Week four is expansion by evidence. Scale only what has cleared thresholds for quality, reliability, and measurable operational benefit. Do not expand because a demo looked impressive or because someone wants a quick announcement.
For workflows that underperform, pause and redesign. Common redesign needs include tighter input validation, better fallback branching, clearer ownership, or improved template controls. Relaunch only after those gaps are addressed.
Use a phased expansion pattern: increase volume first, then broaden use cases, then expand channels. This sequencing keeps blast radius controlled and gives your team space to absorb complexity without losing discipline.
At the end of day 30, create an executive summary with three sections: what moved, what broke, and what is next. Include baseline versus current metrics, incident trend direction, and a ranked backlog for the next 60 days.

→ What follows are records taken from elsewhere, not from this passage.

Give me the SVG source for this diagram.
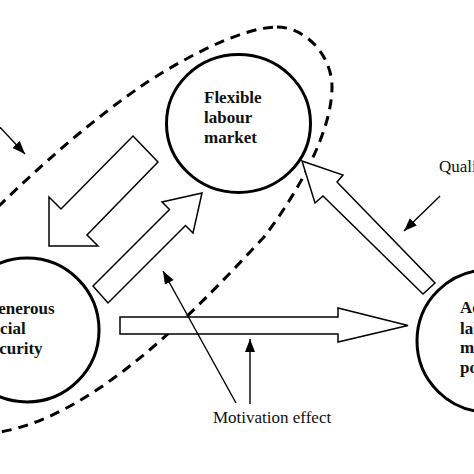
<svg xmlns="http://www.w3.org/2000/svg" width="474" height="474" viewBox="0 0 474 474">
<style>
.node{fill:#fff;stroke:#000;stroke-width:3}
.nt{font-family:"Liberation Serif","Times New Roman",serif;font-weight:bold;font-size:17px;fill:#111}
.lbl{font-family:"Liberation Serif","Times New Roman",serif;font-size:17px;fill:#111}
.big{fill:#fff;stroke:#000;stroke-width:1.5;stroke-linejoin:miter}
.thin{stroke:#000;stroke-width:1.4;fill:none}
.dash{fill:none;stroke:#000;stroke-width:3;stroke-dasharray:10 7}
</style>
<defs>
<marker id="ah" markerUnits="userSpaceOnUse" markerWidth="14" markerHeight="12" refX="13" refY="5" orient="auto">
<path d="M0,0 L13,5 L0,10 z" fill="#000"/>
</marker>
</defs>
<rect width="474" height="474" fill="#fff"/>
<path id="cluster" class="dash" d="M277,27 C305,27 332,55 332,87 C332,130 300,190 264,237 C205,300 100,415 0,432 C-50,449 -90,440 -90,370 C-90,300 -40,245 0,205 C45,161 95,118 140,87 C175,63 240,27 277,27 Z"/>
<g id="n-flex">
<ellipse class="node" cx="238.5" cy="123.5" rx="72" ry="69"/>
<text class="nt" x="204" y="103">Flexible</text>
<text class="nt" x="204" y="123">labour</text>
<text class="nt" x="204" y="143">market</text>
</g>
<g id="n-security">
<ellipse class="node" cx="27" cy="330" rx="72" ry="72"/>
<text class="nt" x="-15" y="314">Generous</text>
<text class="nt" x="-15" y="334">social</text>
<text class="nt" x="-15" y="354">security</text>
</g>
<g id="n-alm">
<ellipse class="node" cx="488" cy="341" rx="71" ry="71"/>
<text class="nt" x="460" y="313">Active</text>
<text class="nt" x="460" y="334">labour</text>
<text class="nt" x="460" y="353">market</text>
<text class="nt" x="460" y="373">policy</text>
</g>
<g id="connectors">
<polygon class="big" points="133,136 158,162 87,235 98,246 49,246 49,197 61,209"/>
<polygon class="big" points="93,286 169.5,209.5 162,202 202,193 193,233 185.5,225.5 108,303"/>
<polygon class="big" points="120,317 338,317 338,308 408,325.5 338,342 338,334 120,334"/>
<polygon class="big" points="302,161 343,175 337,182 435,283 423,294 323,196 315,203"/>
<line class="thin" x1="-5" y1="122" x2="25" y2="154" marker-end="url(#ah)"/>
<line class="thin" x1="440" y1="196" x2="404" y2="231" marker-end="url(#ah)"/>
<line class="thin" x1="250" y1="404" x2="250" y2="339" marker-end="url(#ah)"/>
<line class="thin" x1="236" y1="403" x2="163" y2="271" marker-end="url(#ah)"/>
</g>
<text class="lbl" x="213" y="423">Motivation effect</text>
<text class="lbl" x="439" y="172">Qualification effect</text>
</svg>
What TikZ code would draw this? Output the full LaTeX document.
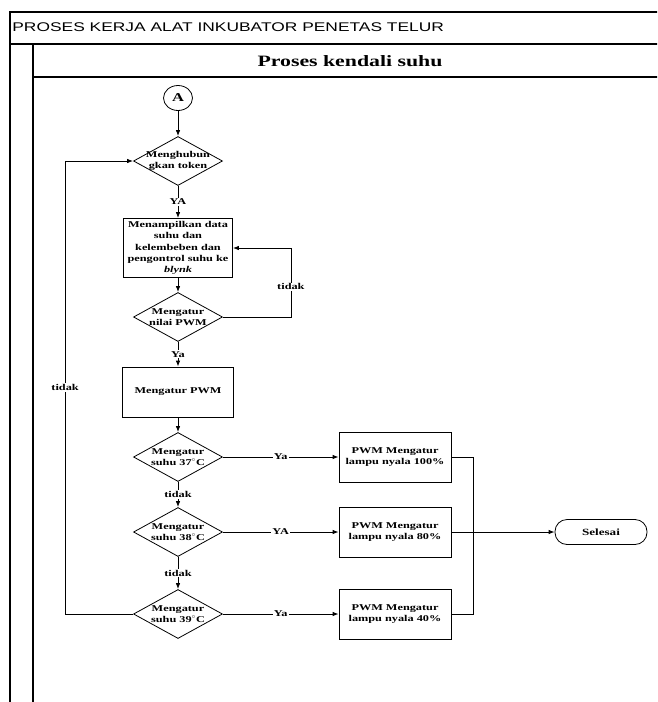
\documentclass[tikz,border=0pt]{standalone}
\usepackage{fontspec}
\setmainfont{Liberation Serif}[FakeStretch=1.38]
\newfontfamily\headfont{Liberation Sans}[FakeStretch=1.38]
\usetikzlibrary{shapes.geometric, positioning, arrows.meta}
\tikzset{
>={Latex[length=6pt,width=4.5pt]}, % small filled arrow heads
every node/.style={font=\fontsize{8.9}{11.3}\selectfont\bfseries, align=center}, % bold serif text
decision/.style={diamond, draw, minimum width=89pt, minimum height=49pt, inner sep=0pt}, % the question boxes
process/.style={rectangle, draw, minimum width=111pt, minimum height=50pt, inner sep=2pt}, % the action boxes
connector/.style={ellipse, draw, minimum width=29pt, minimum height=25pt, inner sep=0pt, font=\fontsize{12}{14}\selectfont\bfseries}, % off page mark
terminal/.style={rectangle, draw, rounded corners=12pt, minimum width=92pt, minimum height=25pt, font=\fontsize{9.5}{11}\selectfont\bfseries}, % end mark
lbl/.style={fill=white, inner sep=1pt}, % text on a connector
frame/.style={line width=1.2pt}, % swimlane lines
}

\begin{document}
\begin{tikzpicture}[x=1pt, y=-1pt, line width=0.8pt, node distance=75pt]
    \useasboundingbox (0,0) rectangle (657,702);
    \clip (0,0) rectangle (657,702);
    % Swimlane
    \draw[frame] (700,12) -- (10,12) -- (10,720);
    \draw[frame] (10,44) -- (700,44);
    \draw[frame] (33,44) -- (33,720);
    \draw[frame] (33,77) -- (700,77);
    \node[anchor=west, font=\headfont\fontsize{12.6}{15}\selectfont, inner sep=0pt] (head) at (12,27) {PROSES KERJA ALAT INKUBATOR PENETAS TELUR};
    \node[font=\fontsize{15.8}{19}\selectfont\bfseries] (lane) at (350,61) {Proses kendali suhu};
    % Flow
    \node[connector] (a) at (178,98) {A};
    \node[decision, below of=a, node distance=63pt, label={center:Menghubun\\gkan token}] (token) {};
    \node[process, below of=token, node distance=87pt, minimum width=109pt, minimum height=59pt] (tampil) {Menampilkan data\\suhu dan\\kelembeben dan\\pengontrol suhu ke\\\textit{blynk}};
    \node[decision, below of=tampil, node distance=69pt, label={center:Mengatur\\nilai PWM}] (pwm) {};
    \node[process, below of=pwm] (atur) {Mengatur PWM};
    \node[decision, below of=atur, node distance=65pt, label={center:Mengatur\\suhu 37$^{\circ}$C}] (d37) {};
    \node[decision, below of=d37, label={center:Mengatur\\suhu 38$^{\circ}$C}] (d38) {};
    \node[decision, below of=d38, node distance=82pt, label={center:Mengatur\\suhu 39$^{\circ}$C}] (d39) {};
    \node[process, right of=d37, node distance=217pt, minimum width=112pt] (r100) {PWM Mengatur\\lampu nyala 100\%};
    \node[process, right of=d38, node distance=217pt, minimum width=112pt] (r80) {PWM Mengatur\\lampu nyala 80\%};
    \node[process, right of=d39, node distance=217pt, minimum width=112pt] (r40) {PWM Mengatur\\lampu nyala 40\%};
    \node[terminal, right of=r80, node distance=206pt] (selesai) {Selesai};
    \draw[->] (a) -- (token);
    \draw[->] (token) -- node[lbl]{YA} (tampil);
    \draw[->] (tampil) -- (pwm);
    \draw[->] (pwm.east) -- ++(68,0) |- node[lbl, pos=0.22]{tidak} (tampil.east);
    \draw[->] (pwm) -- node[lbl]{Ya} (atur);
    \draw[->] (atur) -- (d37);
    \draw[->] (d37) -- node[lbl]{tidak} (d38);
    \draw[->] (d38) -- node[lbl]{tidak} (d39);
    \draw[->] (d37) -- node[lbl]{Ya} (r100);
    \draw[->] (d38) -- node[lbl]{YA} (r80);
    \draw[->] (d39) -- node[lbl]{Ya} (r40);
    \draw[->] (d39.west) -- ++(-68,0) |- node[lbl, pos=0.25]{tidak} (token.west);
    \draw (r100.east) -- ++(22,0) |- (r40.east);
    \draw[->] (r80) -- (selesai);
\end{tikzpicture}
\end{document}
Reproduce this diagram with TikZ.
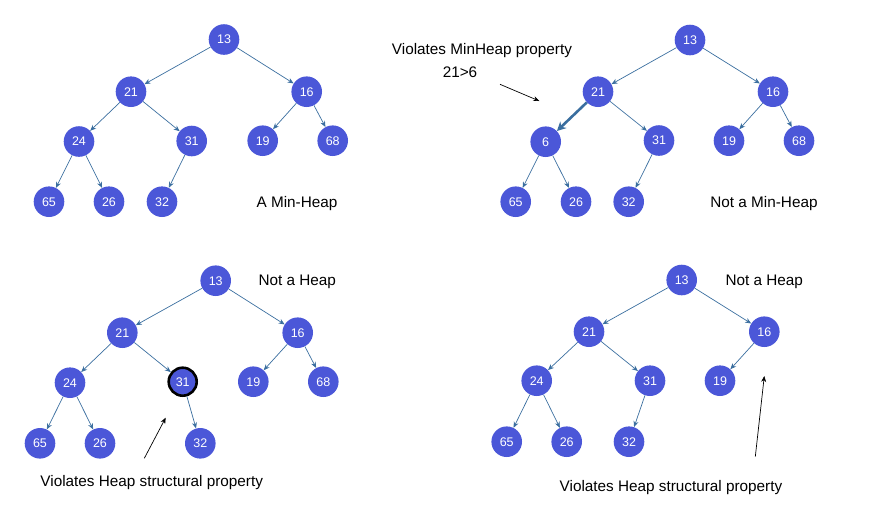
\documentclass[tikz,border=0pt]{standalone}
\usepackage{fontspec}
\setmainfont{Liberation Sans}
\usetikzlibrary{arrows.meta}
\definecolor{nodeblue}{HTML}{4B57D8}
\definecolor{edgeblue}{HTML}{3A6E9F}
\tikzset{
  hn/.style={circle,fill=nodeblue,text=white,minimum size=30.6pt,inner sep=0pt,font=\fontsize{12.5}{12.5}\selectfont},
  hnbold/.style={hn,draw=black,line width=2.6pt,minimum size=28pt},
  ed/.style={draw=edgeblue,line width=0.7pt,-{Stealth[length=6pt,width=5pt]}},
  edthick/.style={draw=edgeblue,line width=2.6pt,-{Stealth[length=9pt,width=9pt]}},
  lbl/.style={font=\fontsize{15.3}{15.3}\selectfont,text=black,inner sep=0pt,text depth=0pt},
  ann/.style={draw=black,line width=0.7pt,-{Stealth[length=6pt,width=5pt]}}
}
\begin{document}
\begin{tikzpicture}[x=1pt,y=-1pt]
\useasboundingbox (0,0) rectangle (875,531);
% Tree 1
\node[hn] (a13) at (224,39.5) {13};
\node[hn] (a21) at (131,91.7) {21};
\node[hn] (a16) at (306.7,91.7) {16};
\node[hn] (a24) at (79,141.5) {24};
\node[hn] (a31) at (191.7,141) {31};
\node[hn] (a19) at (262.7,140.7) {19};
\node[hn] (a68) at (332.7,140.7) {68};
\node[hn] (a65) at (49,201.7) {65};
\node[hn] (a26) at (109,201.7) {26};
\node[hn] (a32) at (162,201.7) {32};
\node[lbl] (t1) at (297,201.7) {A Min-Heap};
\draw[ed] (a13) -- (a21);
\draw[ed] (a13) -- (a16);
\draw[ed] (a21) -- (a24);
\draw[ed] (a21) -- (a31);
\draw[ed] (a16) -- (a19);
\draw[ed] (a16) -- (a68);
\draw[ed] (a24) -- (a65);
\draw[ed] (a24) -- (a26);
\draw[ed] (a31) -- (a32);
% Tree 2
\node[hn] (b13) at (690,40) {13};
\node[hn] (b21) at (598,91.7) {21};
\node[hn] (b16) at (773,91.7) {16};
\node[hn] (b6) at (545.7,141.7) {6};
\node[hn] (b31) at (659,140.5) {31};
\node[hn] (b19) at (729,140.7) {19};
\node[hn] (b68) at (799,140.7) {68};
\node[hn] (b65) at (515.7,201.7) {65};
\node[hn] (b26) at (576,201.7) {26};
\node[hn] (b32) at (628.7,201.7) {32};
\node[lbl] (t2) at (764,201.7) {Not a Min-Heap};
\node[lbl] (v2a) at (482,49.3) {Violates MinHeap property};
\node[lbl] (v2b) at (460,71.7) {21>6};
\coordinate (p2s) at (500,84.3);
\coordinate (p2e) at (539.3,101);
\draw[ann] (p2s) -- (p2e);
\draw[ed] (b13) -- (b21);
\draw[ed] (b13) -- (b16);
\draw[edthick] (b21) -- (b6);
\draw[ed] (b21) -- (b31);
\draw[ed] (b16) -- (b19);
\draw[ed] (b16) -- (b68);
\draw[ed] (b6) -- (b65);
\draw[ed] (b6) -- (b26);
\draw[ed] (b31) -- (b32);
% Tree 3
\node[hn] (c13) at (215.7,280.7) {13};
\node[hn] (c21) at (122.3,332.7) {21};
\node[hn] (c16) at (297.7,332.7) {16};
\node[hn] (c24) at (70,382.7) {24};
\node[hnbold] (c31) at (182.7,381.7) {31};
\node[hn] (c19) at (253.3,381.7) {19};
\node[hn] (c68) at (323.3,381.7) {68};
\node[hn] (c65) at (40,443.3) {65};
\node[hn] (c26) at (100,443.3) {26};
\node[hn] (c32) at (200.3,443.3) {32};
\node[lbl] (t3) at (297.3,280.7) {Not a Heap};
\node[lbl] (v3) at (151.7,480.7) {Violates Heap structural property};
\coordinate (p3s) at (144.3,458.3);
\coordinate (p3e) at (165.7,417.7);
\draw[ann] (p3s) -- (p3e);
\draw[ed] (c13) -- (c21);
\draw[ed] (c13) -- (c16);
\draw[ed] (c21) -- (c24);
\draw[ed] (c21) -- (c31);
\draw[ed] (c16) -- (c19);
\draw[ed] (c16) -- (c68);
\draw[ed] (c24) -- (c65);
\draw[ed] (c24) -- (c26);
\draw[ed] (c31) -- (c32);
% Tree 4
\node[hn] (d13) at (681.7,280) {13};
\node[hn] (d21) at (589,331.7) {21};
\node[hn] (d16) at (764.3,331.7) {16};
\node[hn] (d24) at (536.7,380.7) {24};
\node[hn] (d31) at (650,380.7) {31};
\node[hn] (d19) at (720,380.7) {19};
\node[hn] (d65) at (506.7,441.7) {65};
\node[hn] (d26) at (566.7,441.7) {26};
\node[hn] (d32) at (629,441.7) {32};
\node[lbl] (t4) at (764.3,280) {Not a Heap};
\node[lbl] (v4) at (671,486) {Violates Heap structural property};
\coordinate (p4s) at (755.3,456.7);
\coordinate (p4e) at (764.3,376);
\draw[ann] (p4s) -- (p4e);
\draw[ed] (d13) -- (d21);
\draw[ed] (d13) -- (d16);
\draw[ed] (d21) -- (d24);
\draw[ed] (d21) -- (d31);
\draw[ed] (d16) -- (d19);
\draw[ed] (d24) -- (d65);
\draw[ed] (d24) -- (d26);
\draw[ed] (d31) -- (d32);
\end{tikzpicture}
\end{document}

The AI chief of staff model works when it is treated as operational governance, not magic automation. You need ownership, policy, measurement, and weekly decision cadence. Without those, the project becomes expensive theater by week six.
If your first month is disciplined, month two gets easier. You have reusable templates, stronger incident response, and a team that trusts the system because the system behaves predictably under pressure.
If your first month is sloppy, month two gets expensive. You inherit brittle workflows, unclear accountability, and resistance from operators who no longer trust automation claims.
A controlled first 30 days creates compounding leverage. It gives you enough proof to scale confidently, enough guardrails to protect the brand, and enough operational clarity to make AI part of your business rhythm rather than a side experiment.
No rollout guarantees revenue outcomes, and no model removes execution responsibility. But when you run the first month with structure, the probability of durable performance gains rises dramatically.
The practical standard is simple: map reality, launch narrow, measure honestly, and scale only by evidence. That is how an AI chief of staff becomes an operating advantage instead of another abandoned initiative.